Rounds, Colleagues Urge Indemnity Support for Pork Producers During Pandemic

WASHINGTON – U.S. Sen. Mike Rounds (R-S.D.) today joined a bipartisan group of senators to send a letter to Congressional leaders, seeking additional funding for programs at the U.S. Department of Agriculture (USDA) that would assist pork producers who are being forced to depopulate livestock herds because of restaurant and meat processing plant closures during the pandemic. Farmers are facing an animal welfare crisis due to overcrowding and the challenge of providing enough feed and water available to each animal. There are pigs in various stages of the six month growth process that have nowhere to go.

 

“The crisis is immediate. Pork producers send to market over two million pigs each week.  If twenty percent of processing is idle, that means somewhere around 400,000 animals per week must be disposed of in some manner other than processing. Accordingly, government support is needed in the management of a sensible depopulation of the herd until plant operations stabilize,” wrote the senators. 

 

“Given these significant social and economic consequences, we must prioritize funding to indemnify producers who are depopulating herds due to processing plant closures.
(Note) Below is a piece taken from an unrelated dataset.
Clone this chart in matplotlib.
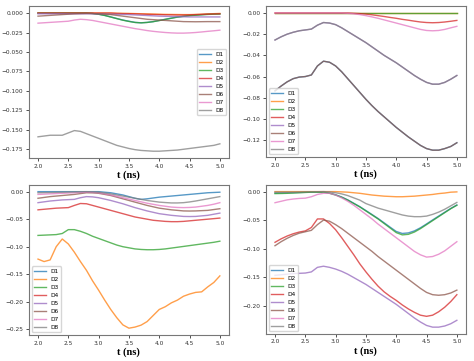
import numpy as np
import matplotlib
matplotlib.use("Agg")
import matplotlib.pyplot as plt

t = [2.0, 2.1, 2.2, 2.3, 2.4, 2.5, 2.6, 2.7, 2.8, 2.9, 3.0, 3.1, 3.2, 3.3, 3.4, 3.5,
     3.6, 3.7, 3.8, 3.9, 4.0, 4.1, 4.2, 4.3, 4.4, 4.5, 4.6, 4.7, 4.8, 4.9, 5.0]
labels = ["D1", "D2", "D3", "D4", "D5", "D6", "D7", "D8"]

# ---------------- panel 1 (top left) ----------------
p1_D1 = [0, 0, 0, 0, 0, 0, 0, 0, 0, -0.0005, -0.0015, -0.003, -0.005, -0.007, -0.009, -0.0105,
         -0.012, -0.0125, -0.012, -0.011, -0.0095, -0.008, -0.0065, -0.005, -0.004, -0.003,
         -0.0025, -0.002, -0.0015, -0.001, -0.001]
p1_D2 = [0, 0, 0, 0, 0, 0, 0, 0, 0, 0, 0, 0, 0, -0.0002, -0.0004, -0.0005, -0.0007, -0.0009,
         -0.0011, -0.0013, -0.0015, -0.0017, -0.0018, -0.0019, -0.002, -0.002, -0.0018, -0.0015,
         -0.0011, -0.0008, -0.0005]
p1_D3 = [0, 0, 0, 0, 0, 0, 0, 0, 0, -0.0005, -0.0016, -0.0031, -0.0051, -0.0072, -0.0092, -0.0108,
         -0.0121, -0.0126, -0.0121, -0.0111, -0.0097, -0.0082, -0.0067, -0.0053, -0.0043, -0.0034,
         -0.0028, -0.0023, -0.0018, -0.0015, -0.0013]
p1_D4 = [0, 0, 0, 0, 0, 0, 0, 0, 0, 0, 0, 0, 0, -0.0005, -0.0007, -0.0008, -0.001, -0.0013,
         -0.0016, -0.0018, -0.002, -0.0022, -0.0023, -0.0025, -0.0025, -0.0023, -0.002, -0.0017,
         -0.0014, -0.0012, -0.001]
p1_D5 = [-0.001, -0.001, -0.001, -0.001, -0.001, -0.001, -0.001, -0.001, -0.001, -0.001, -0.001,
         -0.0012, -0.0014, -0.0016, -0.0018, -0.002, -0.0024, -0.0028, -0.0032, -0.0036, -0.004,
         -0.0042, -0.0044, -0.0046, -0.0048, -0.005, -0.005, -0.005, -0.005, -0.005, -0.005]
p1_D6 = [-0.004, -0.0035, -0.003, -0.0025, -0.002, -0.0015, -0.001, -0.0007, -0.0005, -0.0007,
         -0.001, -0.0015, -0.002, -0.003, -0.004, -0.005, -0.006, -0.007, -0.008, -0.0085, -0.009,
         -0.0095, -0.01, -0.0105, -0.011, -0.0111, -0.0112, -0.0111, -0.011, -0.011, -0.011]
p1_D7 = [-0.013, -0.0125, -0.012, -0.0115, -0.011, -0.0105, -0.009, -0.008, -0.0085, -0.0095,
         -0.011, -0.0125, -0.014, -0.0155, -0.017, -0.0185, -0.02, -0.0212, -0.0225, -0.0235,
         -0.0243, -0.025, -0.0255, -0.0258, -0.0258, -0.0255, -0.025, -0.0243, -0.0235, -0.0228,
         -0.022]
p1_D8 = [-0.159, -0.158, -0.157, -0.157, -0.157, -0.154, -0.151, -0.152, -0.155, -0.158, -0.161,
         -0.164, -0.167, -0.17, -0.172, -0.174, -0.1755, -0.1765, -0.177, -0.1775, -0.1775,
         -0.177, -0.1765, -0.176, -0.175, -0.174, -0.173, -0.172, -0.171, -0.17, -0.168]

# ---------------- panel 2 (top right) ----------------
p2_D1 = [-0.0735, -0.069, -0.065, -0.062, -0.0605, -0.06, -0.0585, -0.05, -0.0455, -0.0465, -0.05,
         -0.0555, -0.062, -0.0685, -0.075, -0.0815, -0.0875, -0.093, -0.098, -0.103, -0.108,
         -0.1125, -0.117, -0.121, -0.125, -0.128, -0.1295, -0.1295, -0.128, -0.126, -0.1225]
p2_D2 = [0.0] * 31
p2_D3 = [0.0] * 31
p2_D4 = [0, 0, 0, 0, 0, 0, 0, 0, 0, 0, 0, 0, 0, -0.0003, -0.0006, -0.001, -0.0017, -0.0025,
         -0.0033, -0.0042, -0.005, -0.006, -0.0068, -0.0077, -0.0085, -0.009, -0.0092, -0.009,
         -0.0085, -0.0078, -0.007]
p2_D5 = [-0.0255, -0.0225, -0.02, -0.0182, -0.0168, -0.016, -0.0152, -0.0115, -0.009, -0.0095,
         -0.011, -0.014, -0.0175, -0.021, -0.0245, -0.028, -0.032, -0.036, -0.04, -0.0435, -0.047,
         -0.051, -0.055, -0.059, -0.0625, -0.0655, -0.0672, -0.0672, -0.0655, -0.0625, -0.059]
p2_D6 = [-0.0735, -0.069, -0.065, -0.062, -0.0605, -0.06, -0.0585, -0.05, -0.0455, -0.0465, -0.05,
         -0.0555, -0.062, -0.0685, -0.075, -0.0815, -0.0875, -0.093, -0.098, -0.103, -0.108,
         -0.1125, -0.117, -0.121, -0.125, -0.128, -0.1295, -0.1295, -0.128, -0.126, -0.1225]
p2_D7 = [0, 0, 0, 0, 0, 0, 0, 0, 0, 0, 0, 0, -0.0003, -0.0008, -0.0015, -0.0025, -0.0037, -0.005,
         -0.0065, -0.008, -0.0095, -0.011, -0.0125, -0.014, -0.0155, -0.0165, -0.0168, -0.0165,
         -0.0155, -0.014, -0.0126]
p2_D8 = [-0.0255, -0.0225, -0.02, -0.0182, -0.0168, -0.016, -0.0152, -0.0115, -0.009, -0.0095,
         -0.011, -0.014, -0.0175, -0.021, -0.0245, -0.028, -0.032, -0.036, -0.04, -0.0435, -0.047,
         -0.051, -0.055, -0.059, -0.0625, -0.0655, -0.0672, -0.0672, -0.0655, -0.0625, -0.059]

# ---------------- panel 3 (bottom left) ----------------
p3_D1 = [0, 0, 0, 0, 0, 0, 0, 0, 0, 0, 0, -0.001, -0.002, -0.004, -0.006, -0.009, -0.012, -0.014,
         -0.013, -0.0115, -0.01, -0.009, -0.008, -0.007, -0.006, -0.005, -0.004, -0.003, -0.002,
         -0.0015, -0.001]
p3_D2 = [-0.1225, -0.127, -0.124, -0.1, -0.086, -0.095, -0.11, -0.127, -0.143, -0.162, -0.179,
         -0.197, -0.214, -0.229, -0.242, -0.248, -0.246, -0.2425, -0.236, -0.225, -0.214, -0.209,
         -0.202, -0.197, -0.19, -0.186, -0.183, -0.182, -0.173, -0.165, -0.153]
p3_D3 = [-0.0795, -0.079, -0.0785, -0.078, -0.076, -0.069, -0.069, -0.072, -0.076, -0.081, -0.085,
         -0.089, -0.093, -0.097, -0.1, -0.102, -0.104, -0.105, -0.1055, -0.1055, -0.105, -0.104,
         -0.1025, -0.101, -0.0995, -0.098, -0.0965, -0.095, -0.0935, -0.092, -0.09]
p3_D4 = [-0.033, -0.032, -0.031, -0.03, -0.0295, -0.029, -0.025, -0.0215, -0.022, -0.025, -0.028,
         -0.031, -0.034, -0.037, -0.04, -0.043, -0.046, -0.048, -0.05, -0.052, -0.053, -0.054,
         -0.0545, -0.0545, -0.054, -0.053, -0.052, -0.051, -0.05, -0.049, -0.048]
p3_D5 = [-0.02, -0.0185, -0.017, -0.016, -0.015, -0.0145, -0.014, -0.011, -0.009, -0.0095, -0.011,
         -0.0135, -0.016, -0.019, -0.022, -0.0255, -0.029, -0.032, -0.035, -0.0375, -0.04, -0.0415,
         -0.043, -0.044, -0.045, -0.0452, -0.045, -0.044, -0.043, -0.041, -0.039]
p3_D6 = [-0.012, -0.0105, -0.009, -0.008, -0.007, -0.006, -0.005, -0.0035, -0.002, -0.0022, -0.003,
         -0.005, -0.007, -0.01, -0.013, -0.016, -0.019, -0.022, -0.025, -0.0275, -0.03, -0.0315,
         -0.033, -0.034, -0.035, -0.0352, -0.035, -0.0345, -0.034, -0.0325, -0.031]
p3_D7 = [-0.005, -0.0045, -0.004, -0.0035, -0.003, -0.0025, -0.002, -0.0015, -0.001, -0.0013,
         -0.002, -0.004, -0.006, -0.0085, -0.011, -0.0135, -0.016, -0.0185, -0.021, -0.023, -0.025,
         -0.0265, -0.028, -0.0287, -0.029, -0.0287, -0.028, -0.0265, -0.025, -0.0228, -0.02]
p3_D8 = [-0.002, -0.00175, -0.0015, -0.00125, -0.001, -0.00075, -0.0005, -0.00025, 0, -0.0004,
         -0.001, -0.0025, -0.004, -0.006, -0.008, -0.01, -0.012, -0.014, -0.016, -0.0175, -0.019,
         -0.0198, -0.0205, -0.0205, -0.02, -0.0187, -0.017, -0.015, -0.013, -0.011, -0.009]

# ---------------- panel 4 (bottom right) ----------------
p4_D1 = [-0.0025, -0.0023, -0.002, -0.0018, -0.0015, -0.0012, -0.001, -0.0008, -0.0008, -0.0025,
         -0.0055, -0.0095, -0.0145, -0.0205, -0.0265, -0.0333, -0.0402, -0.0472, -0.0548, -0.0625,
         -0.07, -0.0735, -0.0725, -0.069, -0.0635, -0.0568, -0.0498, -0.043, -0.0362, -0.0295,
         -0.0235]
p4_D2 = [0, 0, 0, 0, 0, 0, 0, 0, 0, 0, 0, -0.0005, -0.001, -0.002, -0.003, -0.0045, -0.006, -0.007,
         -0.008, -0.0085, -0.009, -0.009, -0.0085, -0.008, -0.007, -0.006, -0.005, -0.0035,
         -0.0025, -0.001, -0.0005]
p4_D3 = [-0.0035, -0.0033, -0.003, -0.0025, -0.002, -0.0015, -0.001, -0.001, -0.001, -0.003,
         -0.006, -0.01, -0.015, -0.021, -0.027, -0.034, -0.041, -0.048, -0.056, -0.064, -0.072,
         -0.076, -0.075, -0.071, -0.065, -0.058, -0.051, -0.044, -0.037, -0.03, -0.024]
p4_D4 = [-0.089, -0.083, -0.078, -0.074, -0.071, -0.069, -0.063, -0.048, -0.048, -0.056, -0.067,
         -0.081, -0.096, -0.111, -0.127, -0.141, -0.154, -0.166, -0.176, -0.184, -0.191, -0.199,
         -0.206, -0.212, -0.217, -0.219, -0.217, -0.211, -0.203, -0.193, -0.181]
p4_D5 = [-0.147, -0.146, -0.145, -0.144, -0.1435, -0.143, -0.141, -0.133, -0.131, -0.133, -0.136,
         -0.14, -0.145, -0.151, -0.157, -0.163, -0.17, -0.177, -0.184, -0.191, -0.198, -0.206,
         -0.214, -0.222, -0.229, -0.235, -0.238, -0.238, -0.236, -0.232, -0.226]
p4_D6 = [-0.095, -0.088, -0.082, -0.077, -0.073, -0.0705, -0.068, -0.058, -0.05, -0.052, -0.058,
         -0.065, -0.073, -0.081, -0.089, -0.097, -0.105, -0.114, -0.122, -0.13, -0.138, -0.146,
         -0.154, -0.162, -0.17, -0.177, -0.181, -0.182, -0.181, -0.178, -0.173]
p4_D7 = [-0.0195, -0.017, -0.0145, -0.013, -0.012, -0.0115, -0.009, -0.005, -0.003, -0.003, -0.006,
         -0.011, -0.017, -0.024, -0.032, -0.04, -0.048, -0.057, -0.065, -0.073, -0.081, -0.089,
         -0.097, -0.105, -0.111, -0.115, -0.114, -0.11, -0.104, -0.096, -0.088]
p4_D8 = [-0.001, -0.001, -0.001, -0.001, -0.0008, -0.0006, -0.0004, -0.0002, 0, -0.0005, -0.002,
         -0.004, -0.007, -0.011, -0.015, -0.021, -0.025, -0.029, -0.032, -0.035, -0.038, -0.041,
         -0.043, -0.044, -0.044, -0.043, -0.04, -0.036, -0.031, -0.025, -0.019]

panels = [
    [p1_D1, p1_D2, p1_D3, p1_D4, p1_D5, p1_D6, p1_D7, p1_D8],
    [p2_D1, p2_D2, p2_D3, p2_D4, p2_D5, p2_D6, p2_D7, p2_D8],
    [p3_D1, p3_D2, p3_D3, p3_D4, p3_D5, p3_D6, p3_D7, p3_D8],
    [p4_D1, p4_D2, p4_D3, p4_D4, p4_D5, p4_D6, p4_D7, p4_D8],
]
positions = [
    [0.061, 0.562, 0.422, 0.421],
    [0.561, 0.565, 0.422, 0.418],
    [0.061, 0.072, 0.422, 0.416],
    [0.561, 0.075, 0.422, 0.413],
]
legend_locs = ["center right", "lower left", "lower left", "lower left"]
colors = plt.rcParams['axes.prop_cycle'].by_key()['color'][:8]

fig = plt.figure(figsize=(4.74, 3.61), dpi=100)
for k in range(4):
    ax = fig.add_axes(positions[k])
    for i, series in enumerate(panels[k]):
        ax.plot(t, series, color=colors[i], lw=1.0, alpha=0.75, label=labels[i])
    ax.tick_params(labelsize=4.2, length=2.5, width=0.6, pad=1.5, colors='#333333')
    for s in ax.spines.values():
        s.set_color('#777777')
        s.set_linewidth(0.8)
    ax.set_xticks([2.0, 2.5, 3.0, 3.5, 4.0, 4.5, 5.0])
    ax.set_xlabel("t (ns)", fontsize=7.5, fontweight='bold', family='Liberation Serif', labelpad=1.5)
    ax.legend(loc=legend_locs[k], fontsize=4.2, handlelength=2.0, labelspacing=0.5,
              borderpad=0.4, framealpha=0.8)

fig.savefig("out.png", dpi=100)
Assistance is needed for humane euthanization and disposal which will require the coordination of the human, animal, and environmental health communities,” the senators continued.

 

The letter to Congressional leaders was signed by Rounds, along with U.S. Sens. Chuck Grassley (R-Iowa), Tina Smith (D-Minn.), Joni Ernst (R-Iowa), Dick Durbin (D-Ill.), John Hoeven (R-N.D.), Amy Klobuchar (D-Minn.), Deb Fischer (R-Neb.), Gary Peters (D-Mich.), Todd Young (R-Ind.), Ron Wyden (D-Ore.), Ben Sasse (R-Neb.), Josh Hawley (R-Mo.) and Kevin Cramer (R-N.D.).